As cookbook development becomes a staple in the enterprise space, a repeatable process and standard steps need to be created. I have spent some time working with Chef customers and found a typical VMware based pipeline you should start molding to your environment. This isn’t a one size fits all, but it’s enough to get your use case off the ground.

One of Chef’s largest advantages is that we encourage you to shift changes and test earlier left, helping deal with infrastructure changes in development compared to finding issues in production.

Note: Thank you from here for the chart.

As you can see from the above chart, the cost of changes and work to your software is significantly higher in production compared to iterating on in development. This is important to call out, there’s no reason why we couldn’t use the same paradigm in cookbook development.

vmware-pipeline-example

I have developed an example cookbook with a pre-built pipeline to walk you through everything needed to start doing this type of development in a pure VMware SDDC. You can click here to see the code; and if your curious on the full pipeline leveraging Jenkins is here.

Eventually, you will want to take something like this example and create a cookbook-generator from it so you don’t have to remember any of these settings and standardize on it.

There is a Jenkinsfile, that with a few changes to this it the jenkins pipeline can be dropped in and “just work” (TM). An experienced Jenkins user or maintainer should be able to understand it pretty quickly.

The pipeline explanation

This whole explanation assumes you want to make a change to a cookbook that will change something that will change in production. We are going to focus on two halves of the development cycle, early and late to describe this iterative development process.

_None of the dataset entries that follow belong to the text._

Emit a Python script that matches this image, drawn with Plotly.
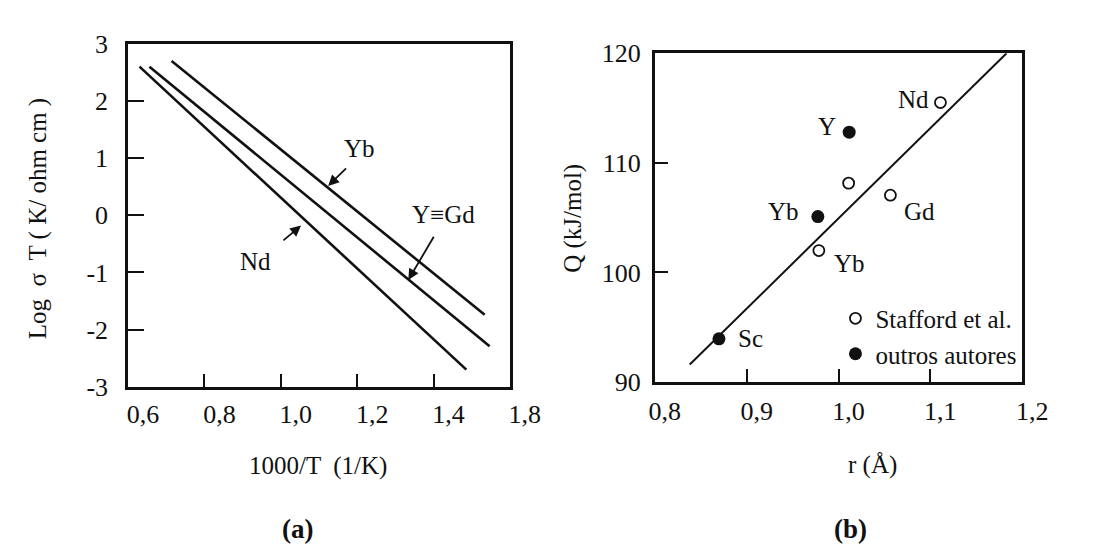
import plotly.graph_objects as go

# ---------------- Panel (a) data: Log(sigma T) vs 1000/T ----------------
a_series = ["Nd", "Y≡Gd", "Yb"]
a_x_start = [0.630, 0.656, 0.714]
a_x_end = [1.486, 1.547, 1.534]
a_y_start = [2.60, 2.60, 2.70]
a_y_end = [-2.70, -2.29, -1.74]

a_xtick_vals = [0.6, 0.8, 1.0, 1.2, 1.4, 1.6]
a_xtick_text = ["0,6", "0,8", "1,0", "1,2", "1,4", "1,8"]
a_ytick_vals = [-3, -2, -1, 0, 1, 2, 3]
a_ytick_text = ["-3", "-2", "-1", "0", "1", "2", "3"]

# annotation labels (text pos, arrow tail, arrow head) in data units
a_lab_text = ["Yb", "Y≡Gd", "Nd"]
a_lab_x = [1.205, 1.425, 0.934]
a_lab_y = [1.16, 0.02, -0.81]
a_tail_x = [1.175, 1.403, 1.003]
a_tail_y = [0.845, -0.35, -0.46]
a_head_x = [1.124, 1.334, 1.053]
a_head_y = [0.514, -1.13, -0.18]

# ---------------- Panel (b) data: Q vs r ----------------
stafford_r = [1.111, 1.011, 1.0565, 0.9786]
stafford_Q = [115.5, 108.15, 107.05, 102.0]
outros_r = [1.0116, 0.9775, 0.8698]
outros_Q = [112.8, 105.1, 93.95]
fit_r = [0.838, 1.183]
fit_Q = [91.6, 120.0]

b_xtick_vals = [0.8, 0.9, 1.0, 1.1, 1.2]
b_xtick_text = ["0,8", "0,9", "1,0", "1,1", "1,2"]
b_ytick_vals = [90, 100, 110, 120]

b_lab_text = ["Nd", "Y", "Gd", "Yb", "Yb", "Sc"]
b_lab_x = [1.082, 0.987, 1.088, 0.940, 1.012, 0.904]
b_lab_y = [115.8, 113.3, 105.6, 105.6, 100.8, 94.0]

FONT = "Liberation Serif, Times New Roman, serif"
INK = "#111111"

fig = go.Figure()

for name, x0, x1, y0, y1 in zip(a_series, a_x_start, a_x_end, a_y_start, a_y_end):
    fig.add_trace(go.Scatter(x=[x0, x1], y=[y0, y1], mode="lines", name=name,
                             line=dict(color=INK, width=2.6), showlegend=False,
                             xaxis="x", yaxis="y"))

fig.add_trace(go.Scatter(x=fit_r, y=fit_Q, mode="lines", line=dict(color=INK, width=2),
                         showlegend=False, xaxis="x2", yaxis="y2"))
fig.add_trace(go.Scatter(x=stafford_r, y=stafford_Q, mode="markers", name="Stafford et al.",
                         marker=dict(symbol="circle-open", size=11, color=INK, line=dict(width=1.8)),
                         xaxis="x2", yaxis="y2"))
fig.add_trace(go.Scatter(x=outros_r, y=outros_Q, mode="markers", name="outros autores",
                         marker=dict(symbol="circle", size=13, color=INK),
                         xaxis="x2", yaxis="y2"))

annotations = []
for t, x, y in zip(a_lab_text, a_lab_x, a_lab_y):
    annotations.append(dict(x=x, y=y, xref="x", yref="y", text=t, showarrow=False,
                            font=dict(family=FONT, size=25, color=INK)))
for tx, ty, hx, hy in zip(a_tail_x, a_tail_y, a_head_x, a_head_y):
    annotations.append(dict(x=hx, y=hy, ax=tx, ay=ty, xref="x", yref="y", axref="x", ayref="y",
                            text="", showarrow=True, arrowhead=2, arrowsize=1.2, arrowwidth=1.8,
                            arrowcolor=INK, standoff=0, startstandoff=0))
for t, x, y in zip(b_lab_text, b_lab_x, b_lab_y):
    annotations.append(dict(x=x, y=y, xref="x2", yref="y2", text=t, showarrow=False,
                            font=dict(family=FONT, size=25, color=INK)))

W, H = 1108, 553
def px(xp, yp):
    return xp / W, 1 - yp / H

for text, (xp, yp), ang, sz in [
    ("1000/T  (1/K)", (314, 469), 0, 25),
    ("r (Å)", (888, 467), 0, 25),
    ("<b>(a)</b>", (293, 535), 0, 27),
    ("<b>(b)</b>", (865, 535), 0, 27),
    ("Log  σ  T ( K/ ohm cm )", (25, 208), -90, 25),
    ("Q (kJ/mol)", (578, 207), -90, 25),
]:
    x, y = px(xp, yp)
    annotations.append(dict(x=x, y=y, xref="paper", yref="paper", text=text, showarrow=False,
                            textangle=ang, xanchor="center", yanchor="middle",
                            font=dict(family=FONT, size=sz, color=INK)))

axis_common = dict(showline=True, linecolor=INK, linewidth=2.6, mirror=True,
                   ticks="inside", tickcolor=INK, tickwidth=2, showgrid=False, zeroline=False,
                   tickfont=dict(family=FONT, size=26, color=INK))

fig.update_layout(
    width=W, height=H, margin=dict(l=0, r=0, t=0, b=0),
    paper_bgcolor="white", plot_bgcolor="white",
    font=dict(family=FONT, color=INK),
    xaxis=dict(domain=[118 / W, 513 / W], range=[0.6, 1.6], anchor="y",
               tickvals=a_xtick_vals, ticktext=a_xtick_text, ticklen=13,
               ticklabelshift=15, ticklabelstandoff=2, **axis_common),
    yaxis=dict(domain=[1 - 385 / H, 1 - 23 / H], range=[-3, 3], anchor="x",
               tickvals=a_ytick_vals, ticktext=a_ytick_text, ticklen=16,
               ticklabelstandoff=12, **axis_common),
    xaxis2=dict(domain=[663 / W, 1043 / W], range=[0.8, 1.2], anchor="y2",
                tickvals=b_xtick_vals, ticktext=b_xtick_text, ticklen=13,
                ticklabelshift=10, ticklabelstandoff=4, **axis_common),
    yaxis2=dict(domain=[1 - 380 / H, 1 - 33 / H], range=[90, 120], anchor="x2",
                tickvals=b_ytick_vals, ticklen=13, ticklabelstandoff=6, **axis_common),
    showlegend=True,
    legend=dict(x=0.767, y=0.478, xanchor="left", yanchor="top", bgcolor="rgba(0,0,0,0)",
                font=dict(family=FONT, size=25, color=INK), tracegroupgap=0),
    annotations=annotations,
)

fig.write_html("out.html")
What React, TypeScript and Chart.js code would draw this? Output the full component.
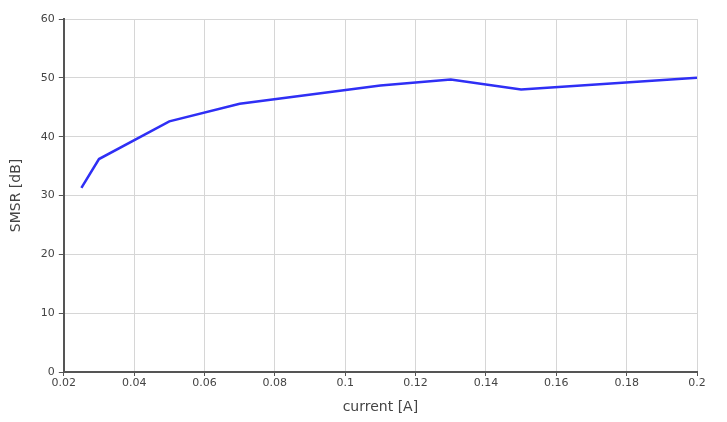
import React, { useEffect, useRef } from "react";
import { Chart, registerables } from "chart.js";

Chart.register(...registerables);

const currentA = [0.025, 0.03, 0.05, 0.07, 0.11, 0.13, 0.15, 0.2];
const smsrDb = [31.3, 36.2, 42.6, 45.6, 48.7, 49.7, 48.0, 50.0];
const xTitle = "current [A]";
const yTitle = "SMSR [dB]";

export default function App() {
  const ref = useRef<HTMLCanvasElement | null>(null);
  useEffect(() => {
    if (!ref.current) return;
    const font = "'DejaVu Sans', sans-serif";
    const chart = new Chart(ref.current, {
      type: "line",
      data: {
        datasets: [
          {
            data: currentA.map((x, i) => ({ x, y: smsrDb[i] })),
            borderColor: "#2f2ff5",
            borderWidth: 2.5,
            pointRadius: 0,
            tension: 0,
            fill: false,
          },
        ],
      },
      options: {
        animation: false,
        responsive: true,
        maintainAspectRatio: false,
        layout: { padding: { top: 19, right: 30, bottom: 6, left: 8 } },
        plugins: { legend: { display: false }, tooltip: { enabled: false } },
        scales: {
          x: {
            type: "linear",
            min: 0.02,
            max: 0.2,
            ticks: {
              stepSize: 0.02,
              color: "#444",
              font: { family: font, size: 11 },
              padding: 1,
              maxRotation: 0,
              callback: (v: any) => Number(Number(v).toFixed(2)).toString(),
            },
            grid: { color: "#d6d6d6", lineWidth: 1, tickColor: "#555", tickLength: 4 },
            border: { color: "#555", width: 2 },
            title: { display: true, text: xTitle, color: "#444", font: { family: font, size: 14 }, padding: { top: 8, bottom: 0 } },
          },
          y: {
            min: 0,
            max: 60,
            ticks: {
              stepSize: 10,
              color: "#444",
              font: { family: font, size: 11 },
              padding: 4,
            },
            grid: { color: "#d6d6d6", lineWidth: 1, tickColor: "#555", tickLength: 5 },
            border: { color: "#555", width: 2 },
            title: { display: true, text: yTitle, color: "#444", font: { family: font, size: 14 }, padding: { top: 0, bottom: 12 } },
          },
        },
      },
    });
    return () => chart.destroy();
  }, []);
  return (
    <div style={{ position: "fixed", left: 0, top: 0, width: 727, height: 422, background: "#fff" }}>
      <canvas ref={ref} />
    </div>
  );
}
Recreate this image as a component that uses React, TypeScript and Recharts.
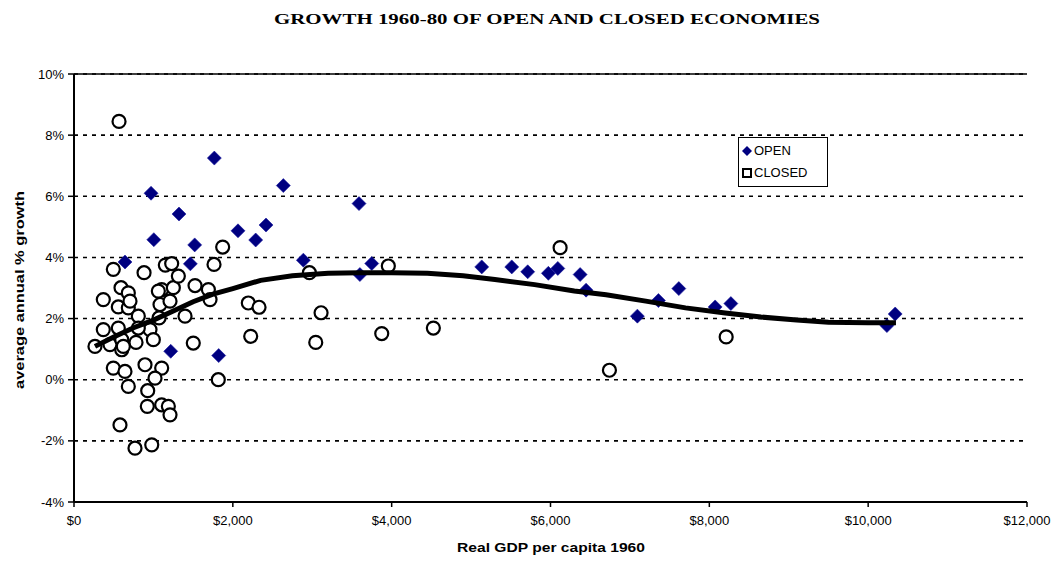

Early in the development cycle, you want to focus on quick changes, a fast feedback loop of what will affect your eventual outcome. Leveraging containers at this stage is not a perfect match, but pretty damn close and we even have two ways you can leverage it.

kitchen-dokken is a tool that allows for test-kitchen to talk to a docker endpoint and spins up 3 containers for a converge. This is very specific to the Chef ecosystem but allows for unbelievably fast iterations on changes. The three containers are a cookbook cache (where the cookbook code lives), a chef container (where chef is installed to), and an OS mounted container where the two other containers can talk to. This creates a 3 tier system where one change doesn’t need to blow away the complete stack, only changes out the container it needs to. Every change you make only recycles the OS container and bind mounts the other two so you only change the code and not have to bootstrap chef or kitchen every iteration.

kitchen-docker on the other hand is a pure docker driver for test-kitchen and in essence creates as close as you can to a full operating system. Instead of the kitchen-dokken flow of creating three containers, it only bootstraps one and emulates a virtual machine.

In the example code, you’ll notice that you can use kitchen-docker on remote hosts. I should say this is also true with kitchen-dokken but for this example dokken is local, and docker is remote. If you work at a company that doesn’t allow VirtualBox or VMware Workstation using a remote docker endpoint might be the answer. This gives you a secure place in your VMware SDDC to have a docker endpoint allowing for this quick iterations for early is your development cycle.

There is a “drop in OVA” for a docker endpoint provided for you by VMware called PhotonOS. If your policies only allow you to run machines in SDDCs approved by your company, installing Photon OS directly from VMware can be the answer to getting this endpoint. There is some work you need to do with the template, I cover the steps here.

After you’ve made your changes, updated your InSpec integration tests (for example) this is where you want to start looking at leveraging actual Virtualized Operating Systems. We do the best we can with containers but don’t forget this emulates as close as we can to full Operating Systems, but we do fall short. It’s important to say after you get the container to the place you want it with your recipe, writing the InSpec integration test as a “safety blanket” can help your future self.

At this stage is where kitchen-vagrant or if you can’t use vagrant, going directly to kitchen-vcenter or kitchen-vra and the longer iterations will start happening. Depending on the machines vagrant, vCenter, and vRealize Automation have wildly different spin up cycles, ranging from single minutes to tens of minutes. But the major advantage here is you can run exactly what you run in production here, from the versions or templates in vCenter, to the specific Catalogs for vRA.

It should be clear here that these machines are ephemeral, and test-kitchen is not a deployment system. It’s a testing framework that allows you to quickly iterate with only a few commands. You want to get to the point where a kitchen test passes without any errors and all your check marks are green, before uploading this cookbook to your Chef Server.

When you are ready to push this change to production, this is where leveraging knife and the knife plugins come into play. Upload the cookbook to a new version, and let chef-client run, or if you haven’t created the machine yet, use something like knife-vcenter or knife-vrealize to create a persistent machine with the new code bootstrapped with Chef.

From here you have the full cycle. With this example cookbook, it demonstrates everything up to the point of pushing it to a Chef server and bootstrapping a machine. This is by design, there are too many options to cover here, and hopefully, this triggers a way to get this pipeline working in your environment.